Olympic medals don't come with much cash—just ask Monica Aksamit.
The U.S. fencer won bronze on the podium at the 2016 Summer Olympics in Rio, her greatest award in a collection of other impressive titles that includes multiple gold medals in team events at the Pan American Fencing Championships.
Considering her pedigree, it may be hard to believe Aksamit had to start a GoFundMe page with the hopes of raising the funds required for her to train full-time and travel in the lead-up to the 2020 Tokyo Olympics. Fortunately, the Morganville, New Jersey-based athlete has received over $29,000 in donations since the campaign's launch in early September and easily surpassed her original $21,000 goal.
Aksamit recently opened up to the New York Post about life as a professional fencer, saying that it's impossible to hold down a steady job while training and competing.
“Now I don’t have to worry as much about traveling and training,” she told the Post. “It takes so much stress off.”
Fencing may be a niche sport that doesn't offer many sponsorship opportunities, but the Olympic qualification process is very expensive, competitive and complicated. Potential Olympians accrue points over four domestic events and eight international championships. The four who earn the most points by April of 2020 qualify for the Olympics.
"The process is so expensive because of all of the travel, as well as registration fees," Aksamit tells Maxim. She offered a meticulous breakdown of expenses that explains why she set her fundraising goal so high.
"On registration and fees, I have to spend $1,715.62. My domestic travel costs come to $3,300, not including transport from airport to hotel and food. My international travel estimate comes to $11,087.08, not including food. I commute five to six times a week into Manhattan. And on top of that, I need a gym membership at home and away for when we have a training camp."
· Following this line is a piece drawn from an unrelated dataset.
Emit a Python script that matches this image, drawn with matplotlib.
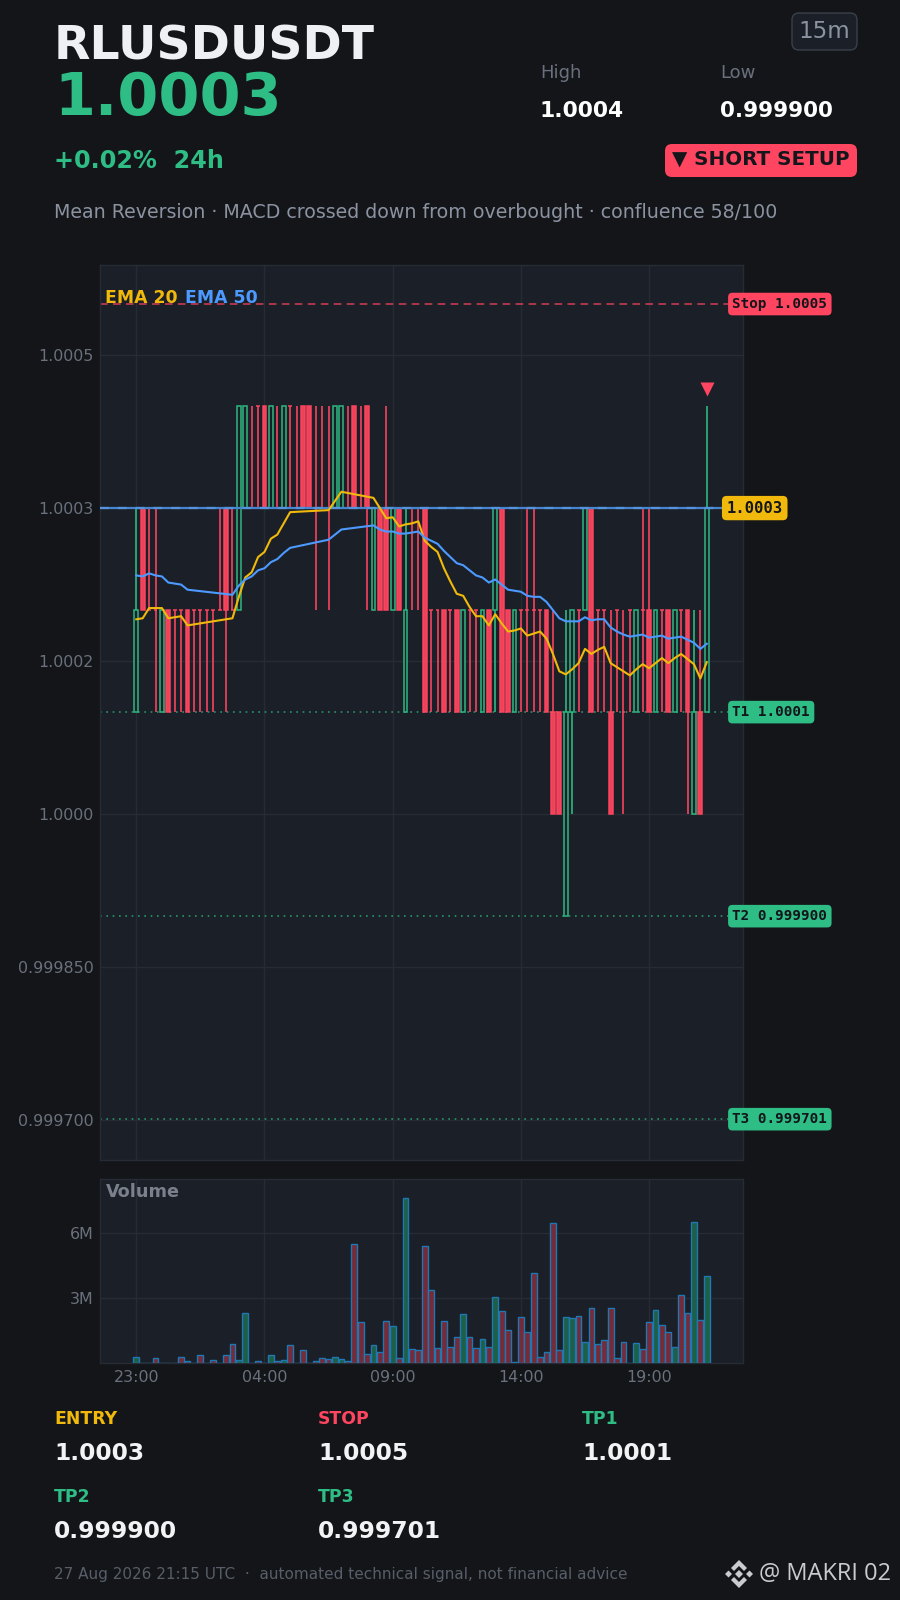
import matplotlib
matplotlib.use("Agg")
import matplotlib.pyplot as plt
from matplotlib.patches import FancyBboxPatch, Polygon
from matplotlib.transforms import Affine2D, ScaledTranslation, blended_transform_factory

plt.rcParams["font.family"] = "DejaVu Sans"

BG = "#131519"
PANEL = "#1b1f27"
GRID = "#272b33"
RED = "#ff4560"
GREEN = "#2ebd85"
YELLOW = "#f0b90b"
BLUE = "#4c9aff"
GRAY = "#8b93a1"
DIM = "#6a717d"

# ohlc, one row per 15m candle
opens = [1.0001,1.0003,1.0002,1.0002,1.0001,1.0002,1.0002,1.0002,1.0002,1.0002,
         1.0002,1.0002,1.0002,1.0002,1.0003,1.0002,1.0002,1.0003,1.0003,1.0004,
         1.0004,1.0003,1.0003,1.0003,1.0004,1.0003,1.0004,1.0004,1.0003,1.0003,
         1.0003,1.0003,1.0003,1.0003,1.0004,1.0003,1.0004,1.0002,1.0003,1.0003,
         1.0002,1.0003,1.0001,1.0003,1.0003,1.0003,1.0002,1.0002,1.0002,1.0002,
         1.0002,1.0001,1.0002,1.0002,1.0001,1.0002,1.0002,1.0003,1.0002,1.0001,
         1.0002,1.0002,1.0002,1.0002,1.0002,1.0001,1.0001,0.9999,1.0001,1.0002,
         1.0002,1.0003,1.0002,1.0002,1.0001,1.0002,1.0001,1.0002,1.0001,1.0002,
         1.0002,1.0001,1.0002,1.0002,1.0001,1.0002,1.0002,1.0000,1.0001,1.0001]
closes = [1.0002,1.0002,1.0002,1.0002,1.0002,1.0001,1.0002,1.0002,1.0001,1.0002,
          1.0002,1.0002,1.0002,1.0002,1.0002,1.0002,1.0004,1.0004,1.0003,1.0004,
          1.0003,1.0004,1.0003,1.0004,1.0004,1.0003,1.0003,1.0003,1.0003,1.0003,
          1.0003,1.0004,1.0004,1.0003,1.0003,1.0003,1.0003,1.0003,1.0002,1.0002,
          1.0003,1.0002,1.0002,1.0003,1.0003,1.0001,1.0002,1.0002,1.0001,1.0002,
          1.0001,1.0002,1.0002,1.0002,1.0002,1.0001,1.0003,1.0001,1.0001,1.0002,
          1.0002,1.0002,1.0002,1.0002,1.0001,1.0000,1.0000,1.0001,1.0002,1.0002,
          1.0003,1.0001,1.0002,1.0002,1.0000,1.0002,1.0001,1.0002,1.0002,1.0002,
          1.0001,1.0002,1.0002,1.0001,1.0002,1.0002,1.0001,1.0001,1.0000,1.0003]
highs = [1.0003,1.0003,1.0003,1.0003,1.0002,1.0002,1.0002,1.0002,1.0002,1.0002,
         1.0002,1.0002,1.0002,1.0003,1.0003,1.0003,1.0004,1.0004,1.0004,1.0004,
         1.0004,1.0004,1.0004,1.0004,1.0004,1.0004,1.0004,1.0004,1.0004,1.0004,
         1.0004,1.0004,1.0004,1.0004,1.0004,1.0004,1.0004,1.0003,1.0003,1.0004,
         1.0003,1.0003,1.0003,1.0003,1.0003,1.0003,1.0002,1.0002,1.0002,1.0002,
         1.0002,1.0002,1.0002,1.0002,1.0002,1.0002,1.0003,1.0003,1.0002,1.0002,
         1.0002,1.0003,1.0003,1.0002,1.0002,1.0002,1.0001,1.0002,1.0002,1.0002,
         1.0003,1.0003,1.0002,1.0002,1.0002,1.0002,1.0002,1.0002,1.0002,1.0003,
         1.0003,1.0002,1.0002,1.0002,1.0002,1.0002,1.0002,1.0002,1.0002,1.0004]
lows = [1.0001,1.0002,1.0002,1.0001,1.0001,1.0001,1.0001,1.0001,1.0001,1.0001,
        1.0001,1.0001,1.0001,1.0002,1.0001,1.0002,1.0002,1.0003,1.0003,1.0003,
        1.0003,1.0003,1.0003,1.0003,1.0003,1.0003,1.0003,1.0003,1.0002,1.0003,
        1.0002,1.0003,1.0003,1.0003,1.0003,1.0003,1.0002,1.0002,1.0002,1.0002,
        1.0002,1.0002,1.0001,1.0002,1.0002,1.0001,1.0001,1.0001,1.0001,1.0001,
        1.0001,1.0001,1.0001,1.0001,1.0001,1.0001,1.0001,1.0001,1.0001,1.0001,
        1.0001,1.0001,1.0001,1.0001,1.0001,1.0000,1.0000,0.9999,1.0000,1.0001,
        1.0002,1.0001,1.0001,1.0001,1.0000,1.0001,1.0000,1.0001,1.0001,1.0001,
        1.0001,1.0001,1.0001,1.0001,1.0001,1.0001,1.0000,1.0000,1.0000,1.0001]

# ema has no value on the very thin stretches, line just joins across them
ema_idx = [0,1,2,3,4,5,6,7,8,15,16,17,18,19,20,21,22,23,24,30,31,32,37,38,39,40,41,42,43,44,
           45,46,47,48,49,50,51,52,53,54,55,56,57,58,59,60,61,62,63,64,65,66,67,68,69,70,
           71,72,73,74,75,76,77,78,79,80,81,82,83,84,85,86,87,88,89]
ema20 = [1.000191,1.000192,1.000202,1.000202,1.000202,1.000192,1.000193,1.000194,1.000185,1.000192,
         1.000213,1.000232,1.000237,1.000252,1.000257,1.000270,1.000274,1.000285,1.000296,1.000298,
         1.000307,1.000316,1.000310,1.000300,1.000290,1.000291,1.000282,1.000284,1.000285,1.000287,
         1.000268,1.000262,1.000257,1.000241,1.000228,1.000216,1.000214,1.000203,1.000194,1.000194,
         1.000185,1.000196,1.000187,1.000179,1.000180,1.000182,1.000175,1.000177,1.000179,1.000172,
         1.000157,1.000140,1.000137,1.000142,1.000148,1.000162,1.000157,1.000161,1.000164,1.000148,
         1.000144,1.000140,1.000136,1.000142,1.000147,1.000143,1.000148,1.000153,1.000148,1.000153,
         1.000157,1.000152,1.000147,1.000133,1.000149]
ema50 = [1.000234,1.000233,1.000236,1.000234,1.000233,1.000227,1.000226,1.000225,1.000220,1.000215,
         1.000224,1.000230,1.000233,1.000239,1.000241,1.000247,1.000250,1.000256,1.000261,1.000269,
         1.000274,1.000279,1.000283,1.000279,1.000277,1.000277,1.000275,1.000275,1.000276,1.000277,
         1.000271,1.000268,1.000265,1.000258,1.000252,1.000246,1.000244,1.000239,1.000234,1.000232,
         1.000227,1.000230,1.000225,1.000220,1.000219,1.000218,1.000214,1.000213,1.000213,1.000208,
         1.000200,1.000192,1.000189,1.000189,1.000189,1.000193,1.000190,1.000191,1.000191,1.000183,
         1.000179,1.000176,1.000174,1.000175,1.000176,1.000173,1.000174,1.000175,1.000172,1.000173,
         1.000174,1.000171,1.000168,1.000162,1.000167]

# volume in millions
volume = [0.26,0,0,0.21,0,0,0,0.26,0.10,0,
          0.35,0,0.12,0,0.35,0.86,0.14,2.32,0,0.08,
          0,0.35,0.08,0.12,0.81,0,0.58,0,0.10,0.21,
          0.20,0.26,0.18,0.08,5.48,1.91,0.40,0.81,0.49,1.96,
          1.73,0.21,7.62,0.63,0.58,5.39,3.37,0.67,1.96,0.76,
          1.22,2.27,1.18,0.67,1.09,0.76,3.05,2.41,1.50,0.05,
          2.14,1.41,4.15,0.26,0.49,6.44,0.58,2.14,2.09,2.18,
          0.95,2.55,0.86,1.04,2.55,0.21,0.99,0,0.90,0.63,
          1.91,2.46,1.77,1.41,0.76,3.15,2.32,6.49,2.00,4.02]

price_ticks = [1.00045, 1.0003, 1.00015, 1.0, 0.99985, 0.9997]
price_labels = ["1.0005", "1.0003", "1.0002", "1.0000", "0.999850", "0.999700"]
time_ticks = [0, 20, 40, 60, 80]
time_labels = ["23:00", "04:00", "09:00", "14:00", "19:00"]
vol_ticks = [3, 6]
vol_labels = ["3M", "6M"]

last_price = 1.0003
stop = 1.0005
tp1 = 1.0001
tp2 = 0.9999
tp3 = 0.999701

W, H = 900, 1600
fig = plt.figure(figsize=(9, 16), dpi=100, facecolor=BG)
px = Affine2D().scale(1 / W, -1 / H).translate(0, 1) + fig.transFigure


def put(x, y, s, **kw):
    kw.setdefault("va", "center")
    return fig.text(x / W, 1 - y / H, s, **kw)


def make_axes(left, top, right, bottom):
    ax = fig.add_axes([left / W, 1 - bottom / H, (right - left) / W, (bottom - top) / H])
    ax.set_facecolor(PANEL)
    for sp in ax.spines.values():
        sp.set_color(GRID)
        sp.set_linewidth(1)
    ax.grid(True, color=GRID, linewidth=1)
    ax.set_axisbelow(True)
    ax.tick_params(length=0, labelsize=11.4, labelcolor=DIM, pad=4.5)
    ax.set_xlim(-5.66, 94.65)
    ax.set_xticks(time_ticks)
    return ax


ax = make_axes(100, 264.5, 743, 1160)
ax.set_ylim(0.999661, 1.00053875)
ax.set_yticks(price_ticks)
ax.set_yticklabels(price_labels)
ax.set_xticklabels([])

# candles
for i in range(len(opens)):
    up = closes[i] > opens[i]
    col = GREEN if up else RED
    lo, hi = min(opens[i], closes[i]), max(opens[i], closes[i])
    ax.plot([i, i], [lows[i], lo], color=col, lw=1.15, zorder=3, solid_capstyle="butt")
    ax.plot([i, i], [hi, highs[i]], color=col, lw=1.15, zorder=3, solid_capstyle="butt")
    ax.bar(i, hi - lo, bottom=lo, width=0.6, zorder=3, linewidth=1.15, edgecolor=col,
           facecolor=PANEL if up else col, alpha=0.93)

ax.axhline(stop, color=RED, lw=1.1, ls=(0, (5, 3.5)), alpha=0.8, zorder=2)
for t in [tp1, tp2, tp3]:
    ax.axhline(t, color=GREEN, lw=1.2, ls=(0, (1, 2.8)), alpha=0.75, zorder=2)
ax.axhline(last_price, color="#4684cf", lw=1.6, zorder=4)
ax.axhline(last_price, color="#5593dc", lw=1.6, ls=(0, (4, 4)), zorder=4)

ax.plot(ema_idx, ema20, color=YELLOW, lw=1.5, zorder=5)
ax.plot(ema_idx, ema50, color=BLUE, lw=1.5, zorder=5)

ax.plot(89, highs[89], marker="v", ms=9.5, color=RED, mec="none", zorder=6, clip_on=False,
        transform=ax.transData + ScaledTranslation(0, 17 / 100, fig.dpi_scale_trans))

tag_tr = blended_transform_factory(ax.transAxes, ax.transData)
ax.text(0.0085, stop + 0.0000055, "EMA 20", color=YELLOW, fontsize=12.4, fontweight="bold", transform=tag_tr, va="center")
ax.text(0.1325, stop + 0.0000055, "EMA 50", color=BLUE, fontsize=12.4, fontweight="bold", transform=tag_tr, va="center")

# right side price tags
tags = [(stop, "Stop 1.0005", RED, 0.9835, 10.3),
        (last_price, "1.0003", YELLOW, 0.9745, 11.2),
        (tp1, "T1 1.0001", GREEN, 0.9835, 10.3),
        (tp2, "T2 0.999900", GREEN, 0.9835, 10.3),
        (tp3, "T3 0.999701", GREEN, 0.9835, 10.3)]
for val, s, col, xf, size in tags:
    ax.text(xf, val, s, transform=tag_tr, color="#12151a", fontsize=size, fontweight="bold",
            family="DejaVu Sans Mono", va="center", ha="left", zorder=8, clip_on=False,
            bbox=dict(boxstyle="round,pad=0.3,rounding_size=0.3", fc=col, ec="none"))

vax = make_axes(100, 1179, 743, 1363)
vax.set_ylim(0, 8.49)
vax.set_yticks(vol_ticks)
vax.set_yticklabels(vol_labels)
vax.set_xticklabels(time_labels)
vax.tick_params(axis="x", pad=5)
vol_cols = ["#1d6047" if closes[i] > opens[i] else "#752b38" for i in range(len(volume))]
vax.bar(range(len(volume)), volume, width=0.9, color=vol_cols, edgecolor="#1f77b4", linewidth=1, zorder=3)
vax.text(0.0085, 0.93, "Volume", transform=vax.transAxes, color="#7a818d", fontsize=12.7, fontweight="bold", va="center")

# header
put(54, 47, "RLUSDUSDT", color="#eef0f4", fontsize=34, fontweight="bold")
put(54, 99, "1.0003", color=GREEN, fontsize=42.4, fontweight="bold")
put(54, 161, "+0.02%  24h", color=GREEN, fontsize=17.2, fontweight="bold")
put(54, 213, "Mean Reversion · MACD crossed down from overbought · confluence 58/100", color=GRAY, fontsize=13.73)
put(540, 72.5, "High", color=DIM, fontsize=13)
put(720, 72.5, "Low", color=DIM, fontsize=13)
put(540, 111, "1.0004", color="white", fontsize=15.7, fontweight="bold")
put(720, 111, "0.999900", color="white", fontsize=15.5, fontweight="bold")

fig.add_artist(FancyBboxPatch((792, 13), 65, 37, transform=px, boxstyle="round,pad=0,rounding_size=7",
                              fc=PANEL, ec="#3a404b", lw=1))
put(824.5, 31, "15m", color=GRAY, fontsize=16.5, ha="center")

fig.add_artist(FancyBboxPatch((665, 144), 192, 33, transform=px, boxstyle="round,pad=0,rounding_size=7",
                              fc=RED, ec="none"))
put(761, 159, "▼ SHORT SETUP", color="#14161b", fontsize=14.3, fontweight="bold", ha="center")

# trade levels
stat_rows = [(54, 1418, "ENTRY", YELLOW, "1.0003"), (318, 1418, "STOP", RED, "1.0005"),
             (582, 1418, "TP1", GREEN, "1.0001"), (54, 1496, "TP2", GREEN, "0.999900"),
             (318, 1496, "TP3", GREEN, "0.999701")]
for x, y, name, col, val in stat_rows:
    put(x, y + 1, name, color=col, fontsize=12.4, fontweight="bold")
    put(x, y + 36, val, color="#f2f3f5", fontsize=16.8, fontweight="bold")

put(54, 1574, "27 Aug 2026 21:15 UTC  ·  automated technical signal, not financial advice", color="#585e69", fontsize=11)

# watermark
put(759, 1574, "@ MAKRI 02", color="#c9cbce", fontsize=17, family="Open Sans")
cx, cy = 739, 1574
logo = [[(0, -4), (4, 0), (0, 4), (-4, 0)],
        [(-14, 0), (-10.5, -3.5), (-7, 0), (-10.5, 3.5)],
        [(14, 0), (10.5, -3.5), (7, 0), (10.5, 3.5)],
        [(0, -14), (8, -6), (5, -3), (0, -8), (-5, -3), (-8, -6)],
        [(0, 14), (8, 6), (5, 3), (0, 8), (-5, 3), (-8, 6)]]
for shape in logo:
    pts = [(cx + a, cy + b) for a, b in shape]
    fig.add_artist(Polygon(pts, closed=True, transform=px, fc="#c9cbce", ec="none"))

fig.savefig("out.png", dpi=100, facecolor=BG)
After her story went viral, Aksamit was approached by an influencer-driven marketing firm to do an Instagram deal that could provide further income. With her costs covered for now, Aksamit hopes that the attention she's received will help people understand how financially taxing life as an Olympic athlete can be.
"I don't think many people realized that all Olympians aren't supported financially, and that once you medal you're set for life. I'm happy that I'm able to change that and inform people about the struggles and sacrifices that we have to overcome."